A 12-year-old protagonist (named Martha Boyle) who's an avid reader and aspiring writer. The sudden accidental death of a classmate. A pre-teen romantic triangle where our heroine may not be falling for the better option. A wise grandmother, a snarky older brother, a cute-as-a-bug baby sister, and two parents distracted by mid-life crises and their infatuation with each other.
As I said, the ingredients may be off the shelf, but the proportions and seasoning are unique and well-handled. As the novel opens, Martha Boyle learns that Olive Barstow, her dead classmate, had left behind a diary entry that expressed admiration for Martha and a desire to know her better. Martha feels bad – she barely knew Olive at all – but she had never treated Olive badly, just neglected to make contact with her, among the dozens of other schoolgirls she has never specially made contact with, either.
Olive's words haunt Martha's conscience during her summer vacation (at the wise grandmother's house by the sea). But the aspiring writer in Martha also recognizes that the poignancy of Olive's situation is excellent material for a story. By fits and starts, Martha incorporates Olive as character in drafts of a novel about her summer experiences. Incorporates, and appropriates. Henkes lets us see that Martha, at age 12, isn't a very good writer yet. She has the sensitivity, but not the empathy, of a writer. She can't reach out and engage others; she merely broadcasts what she herself is feeling. Her fictional Olive gets to do things that Martha would like to do. She doesn't get inside Olive herself, and Martha is no closer to understanding her never-will-be friend than she was while Olive was alive.

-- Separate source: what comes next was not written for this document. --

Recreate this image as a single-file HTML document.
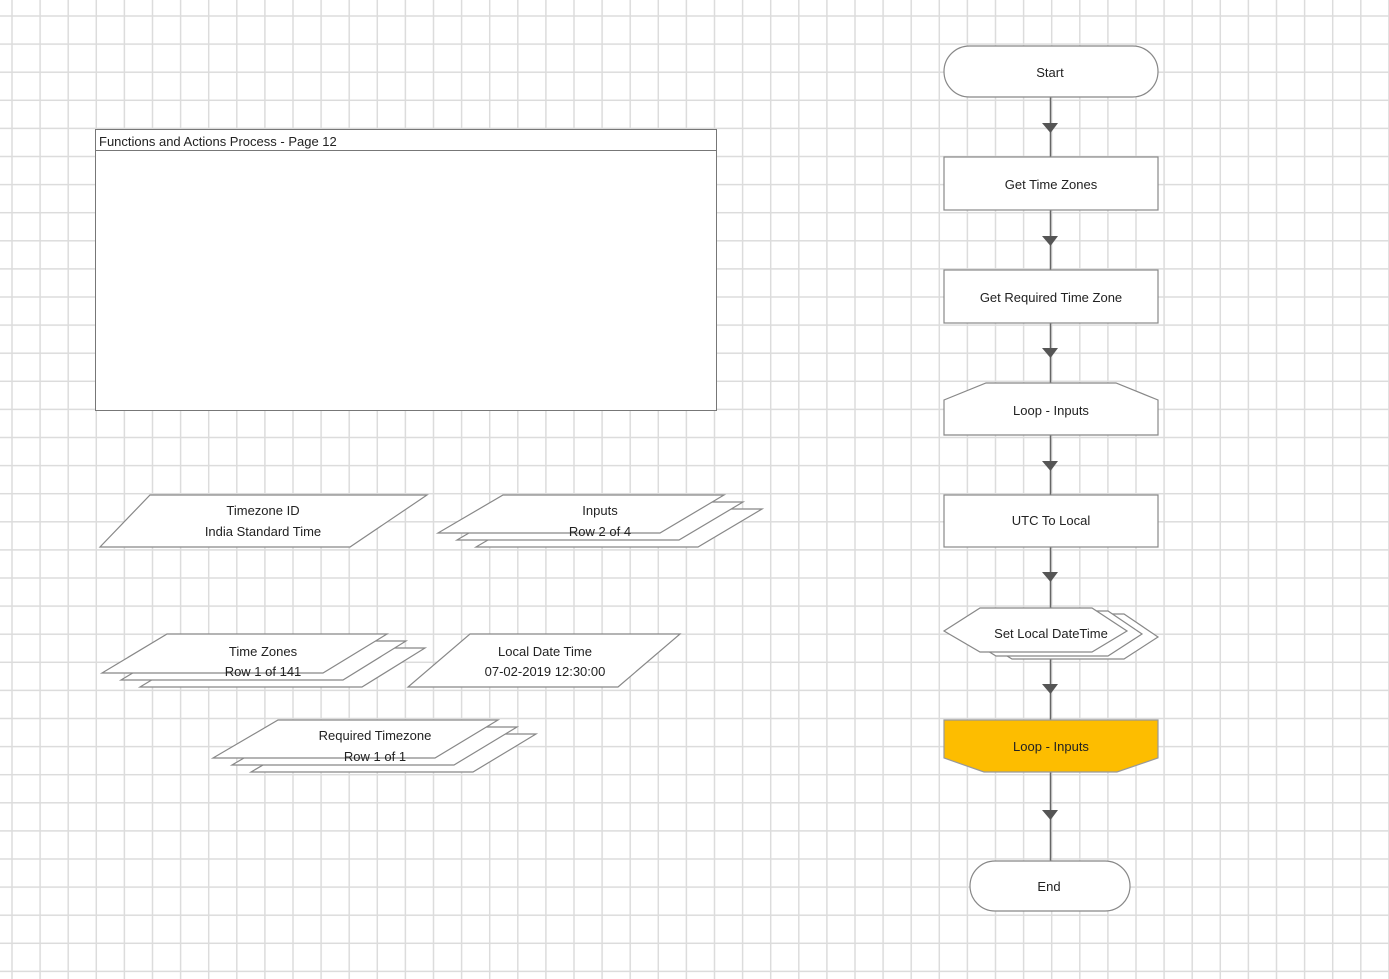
<!DOCTYPE html>
<html><head><meta charset="utf-8"><style>
html,body{margin:0;padding:0;background:#fff;}
svg{display:block;}
text{font-family:"Liberation Sans",sans-serif;font-size:13px;fill:#222;}
</style></head><body>
<svg width="1389" height="979" viewBox="0 0 1389 979" xmlns="http://www.w3.org/2000/svg">
<defs>
<pattern id="g" x="11.25" y="15.25" width="28.1" height="28.1" patternUnits="userSpaceOnUse">
<rect x="0" y="0" width="1.5" height="28.1" fill="#dcdcdc"/>
<rect x="0" y="0" width="28.1" height="1.5" fill="#dcdcdc"/>
</pattern>
</defs>
<rect width="1389" height="979" fill="#fff"/>
<rect width="1389" height="979" fill="url(#g)"/>

<!-- Functions box -->
<rect x="95.5" y="129.5" width="621" height="281" fill="#fff" stroke="#777" stroke-width="1"/>
<line x1="95.5" y1="150.5" x2="716.5" y2="150.5" stroke="#777"/>
<text x="99" y="146">Functions and Actions Process - Page 12</text>

<g fill="#fff" stroke="#888" stroke-width="1.2">
<!-- Timezone ID -->
<polygon points="150,495 427,495 350,547 100,547"/>
<!-- Inputs stack -->
<polygon points="541,509 762,509 698,547 476,547"/>
<polygon points="522,502 743,502 679,540 457,540"/>
<polygon points="503,495 724,495 660,533 438,533"/>
<!-- Time Zones stack -->
<polygon points="205,648 425,648 362,687 140,687"/>
<polygon points="186,641 406,641 343,680 121,680"/>
<polygon points="167,634 387,634 323,673 102,673"/>
<!-- Local Date Time -->
<polygon points="470,634 680,634 618,687 408,687"/>
<!-- Required Timezone stack -->
<polygon points="316,734 536,734 473,772 251,772"/>
<polygon points="297,727 517,727 454,765 232,765"/>
<polygon points="278,720 498,720 435,758 213,758"/>
</g>
<g text-anchor="middle">
<text x="263" y="515">Timezone ID</text>
<text x="263" y="536">India Standard Time</text>
<text x="600" y="515">Inputs</text>
<text x="600" y="536">Row 2 of 4</text>
<text x="263" y="656">Time Zones</text>
<text x="263" y="676">Row 1 of 141</text>
<text x="545" y="656">Local Date Time</text>
<text x="545" y="676">07-02-2019 12:30:00</text>
<text x="375" y="740">Required Timezone</text>
<text x="375" y="761">Row 1 of 1</text>
</g>

<!-- flow line -->
<line x1="1050.5" y1="97" x2="1050.5" y2="861" stroke="#666" stroke-width="1.5"/>
<g fill="#555">
<polygon points="1042,123 1058,123 1050.5,133"/>
<polygon points="1042,236 1058,236 1050.5,246"/>
<polygon points="1042,348 1058,348 1050.5,358"/>
<polygon points="1042,461 1058,461 1050.5,471"/>
<polygon points="1042,572 1058,572 1050.5,582"/>
<polygon points="1042,684 1058,684 1050.5,694"/>
<polygon points="1042,810 1058,810 1050.5,820"/>
</g>

<g fill="#fff" stroke="#888" stroke-width="1.2">
<rect x="944" y="46" width="214" height="51" rx="25.5"/>
<rect x="944" y="157" width="214" height="53"/>
<rect x="944" y="270" width="214" height="53"/>
<polygon points="986,383 1116,383 1158,400 1158,435 944,435 944,400"/>
<rect x="944" y="495" width="214" height="52"/>
<polygon points="1012,614 1124,614 1158,637 1124,659 1012,659 976,637"/>
<polygon points="996,611 1108,611 1142,634 1108,656 996,656 960,634"/>
<polygon points="980,608 1092,608 1127,631 1092,652 980,652 944,631"/>
<rect x="970" y="861" width="160" height="50" rx="25"/>
</g>
<polygon points="944,720 1158,720 1158,758 1117,772 984,772 944,758" fill="#fdbd00" stroke="#999" stroke-width="1.2"/>

<g text-anchor="middle">
<text x="1050" y="77">Start</text>
<text x="1051" y="189">Get Time Zones</text>
<text x="1051" y="302">Get Required Time Zone</text>
<text x="1051" y="415">Loop - Inputs</text>
<text x="1051" y="525">UTC To Local</text>
<text x="1051" y="638">Set Local DateTime</text>
<text x="1051" y="751">Loop - Inputs</text>
<text x="1049" y="891">End</text>
</g>
</svg>
</body></html>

I've seen so many novels where ~12-year-old girls are gorgeously accomplished storytellers that it's an immense relief to read one where the young writer seems actually to be twelve years old, instead of functioning as a conduit for an adult voice. Martha is selfish and gauche and at times sentimentally lyrical, but she's twelve and I think a lot of us can remember being the same. And Martha finally does become a good writer, in a very Keatsian way, near the end of the book.
Meanwhile her chief confidante, her grandmother Godbee, is perceptibly 82: a blend of fatigue and alertness, realism and whimsy, patience and impatience. There's some wish-fulfillment in the way Henkes draws Godbee's character. We'd all like to be as sage, and as hip, as this octogenarian. But she's no miracle-worker and she doesn't have existence figured out. She just knows that it's passing. In one of the nicer moments in the novel, the family takes a day trip to a local landmark called "the Knob." Godbee stays in the car. "Enchanting as it is, I've seen it," she explains (179). Prosaically, she's tired that day. But she's neither depressed nor cynical, nor worldly-wise. Her energies only extend so far. It's a touch worth ten of having the old lady get out of the vehicle and say something profound about the view.
Henkes, Kevin. Olive's Ocean. 2003. New York: HarperCollins, 2005.